Image by Lynn Kelley via WANA Commons
Image by Lynn Kelley via WANA Commons

1.  Listen, listen, listen

As much as I sometimes want to stick my head in the sand it’s important to stay involved. Good advice for every parent, but vital to those of us with mentally ill children of any age. Clues are everywhere – even in their silence. If you practice listening on purpose you’ll gain insight into their thinking that you wouldn’t otherwise have because they can’t or won’t tell you. You’ll know how they handle pain; you’ll know where to start looking if they go missing; and you’ll learn to know when they’ve been quiet too long.

2.  Take every threat seriously

Don’t put threats from your children under a bushel basket of fear or denial. Whether directed inward or outward, every threat needs to be addressed. Even very young children can be dangerous to themselves and others. I’m throwing myself onto the proverbial sword here but as bad as it sounds children aren’t all fluffy puppy-like creatures and it’s unwise to stereotype them like that. I’m not saying that all children with mental health issues are dangerous and you shouldn’t read that into what I’m saying, but be willing to be honest with yourself and others if you think there is a problem. It’s an act of love. I feel compelled to add this word of forewarning: adults accusatory of the very young will themselves be viewed with mistrust and put under a microscope of suspicion. This is especially true if you don’t yet have a firm diagnosis. Don’t let that stop you.

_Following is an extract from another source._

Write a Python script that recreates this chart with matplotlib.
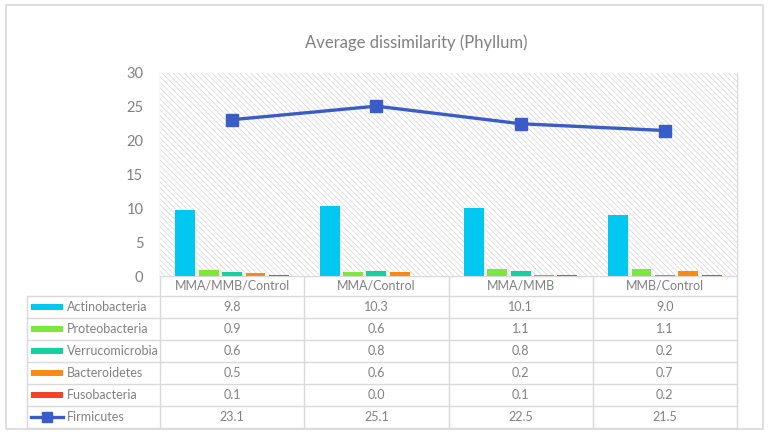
import matplotlib
matplotlib.use("Agg")
import matplotlib.pyplot as plt
from matplotlib.patches import Rectangle
from matplotlib.lines import Line2D
import numpy as np

categories = ["MMA/MMB/Control", "MMA/Control", "MMA/MMB", "MMB/Control"]
bar_series = ["Actinobacteria", "Proteobacteria", "Verrucomicrobia", "Bacteroidetes", "Fusobacteria"]
actinobacteria = [9.8, 10.3, 10.1, 9.0]
proteobacteria = [0.9, 0.6, 1.1, 1.1]
verrucomicrobia = [0.6, 0.8, 0.8, 0.2]
bacteroidetes = [0.5, 0.6, 0.2, 0.7]
fusobacteria = [0.1, 0.0, 0.1, 0.2]
firmicutes = [23.1, 25.1, 22.5, 21.5]
line_series = "Firmicutes"
yticks = [0, 5, 10, 15, 20, 25, 30]
title = "Average dissimilarity (Phyllum)"

bar_values = [actinobacteria, proteobacteria, verrucomicrobia, bacteroidetes, fusobacteria]
bar_colors = ["#00C8F0", "#7CE83C", "#14D2A0", "#FF8A12", "#F04424"]
line_color = "#3A5CC8"
grid_c = "#D9D9D9"
text_c = "#808080"

plt.rcParams['font.family'] = ['Lato', 'DejaVu Sans']
plt.rcParams['hatch.color'] = '#D4D4D4'
plt.rcParams['hatch.linewidth'] = 0.5

W, H = 768, 433
fig = plt.figure(figsize=(W / 100, H / 100), dpi=100)

def px_rect(l, t, r, b):
    return [l / W, 1 - b / H, (r - l) / W, (b - t) / H]

ov = fig.add_axes([0, 0, 1, 1])
ov.set_xlim(0, W)
ov.set_ylim(H, 0)
ov.axis('off')
ov.add_patch(Rectangle((6, 5), 757, 424, fill=False, edgecolor=grid_c, lw=1.2))

L, R, T, B = 160, 737, 73, 276
ax = fig.add_axes(px_rect(L, T, R, B))
ax.set_xlim(-0.5, len(categories) - 0.5)
ax.set_ylim(0, 30)
ax.set_facecolor('white')
for s in ax.spines.values():
    s.set_visible(False)
ax.add_patch(Rectangle((0, 0), 1, 1, transform=ax.transAxes, facecolor='white',
                       hatch='\\' * 6, edgecolor='#D4D4D4', lw=0, zorder=0))
ax.set_xticks([])
ax.set_yticks(yticks)
ax.tick_params(axis='y', length=0, pad=12, labelsize=10.5, labelcolor=text_c)

x = np.arange(len(categories))
bw = 0.138
step = 0.162
n = len(bar_series)
for i, (vals, col) in enumerate(zip(bar_values, bar_colors)):
    ax.bar(x + (i - (n - 1) / 2) * step, vals, width=bw, color=col, zorder=3)
ax.plot(x, firmicutes, color=line_color, lw=2.4, marker='s', markersize=8.5, zorder=4)

fig.text(416 / W, 1 - 43 / H, title, ha='center', va='center', fontsize=12,
         color=text_c)

col_edges = [L + (R - L) * k / len(categories) for k in range(len(categories) + 1)]
tab_left = 27
row_edges = [276, 296, 318, 340, 362, 384, 406, 428]
for xe in col_edges:
    ov.plot([xe, xe], [T, row_edges[-1]], color=grid_c, lw=1.0, zorder=1)
ov.plot([tab_left, tab_left], [row_edges[1], row_edges[-1]], color=grid_c, lw=1.0)
ov.plot([L, R], [row_edges[0], row_edges[0]], color=grid_c, lw=1.0)
for ye in row_edges[1:]:
    ov.plot([tab_left, R], [ye, ye], color=grid_c, lw=1.0)

fs = 9
for j, c in enumerate(categories):
    cx = (col_edges[j] + col_edges[j + 1]) / 2
    ov.text(cx, (row_edges[0] + row_edges[1]) / 2, c, ha='center', va='center',
            fontsize=fs, color=text_c)

rows = list(zip(bar_series, bar_values, bar_colors)) + [(line_series, firmicutes, line_color)]
for r, (name, vals, col) in enumerate(rows):
    yc = (row_edges[r + 1] + row_edges[r + 2]) / 2
    if name == line_series:
        ov.add_line(Line2D([31, 63], [yc, yc], color=col, lw=2.4))
        ov.plot([47], [yc], marker='s', color=col, markersize=7)
    else:
        ov.add_patch(Rectangle((31, yc - 3), 32, 6, facecolor=col, edgecolor='none'))
    ov.text(67, yc, name, ha='left', va='center', fontsize=fs, color=text_c)
    for j, v in enumerate(vals):
        cx = (col_edges[j] + col_edges[j + 1]) / 2
        ov.text(cx, yc, f"{v:.1f}", ha='center', va='center', fontsize=fs,
                color=text_c)

fig.savefig("out.png", dpi=100)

3.  Isolation comes with the territory

Stigma isn’t just a word thrown about in discussions of mental health. It’s very real pain. There is a stigma that comes with being different, or having someone different in your family, and being different sets you apart – sometimes very far apart. You lose friends. You get shunned and uninvited. Play dates for a kid who overturns furniture without provocation or enjoys shredding paper into tiny bits to create cherished collections are hard to arrange. Even trips to the ER with an adolescent who self-harms can lead to medical professionals publically shouting “it’s the cutter again” and your wish to become momentarily invisible.

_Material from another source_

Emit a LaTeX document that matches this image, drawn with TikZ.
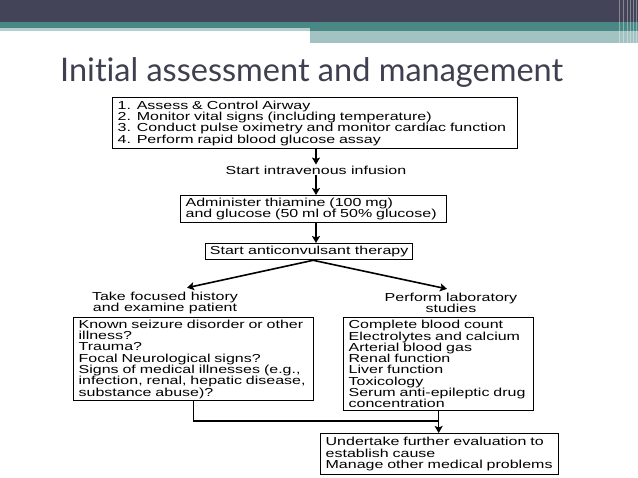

4.  Siblings can be peripheral damage

Your other kids can get lost in the shadows. Siblings are victims too. They have lost a person they loved and are faced with someone they don’t know. They fear it will happen to them. It kills them to see you hurting and they want to fix it. But like you, they are helpless.

5.  Love and Rescue are not synonyms

There is a time to stop making things right. It can be hard to define the line where helping becomes enabling. A good first step is admitting that the line exists. Don’t stop looking for resources, but stop replacing wrecked cars, covering debts, paying bail and buying the lies.

Having mentally ill children is frightening whether yours is a child carrying a lunch pail to elementary school, a defiant teenager killing emotional pain by creating physical pain, or an adult who follows voices you cannot hear.

What have you learned from your love of the mentally ill?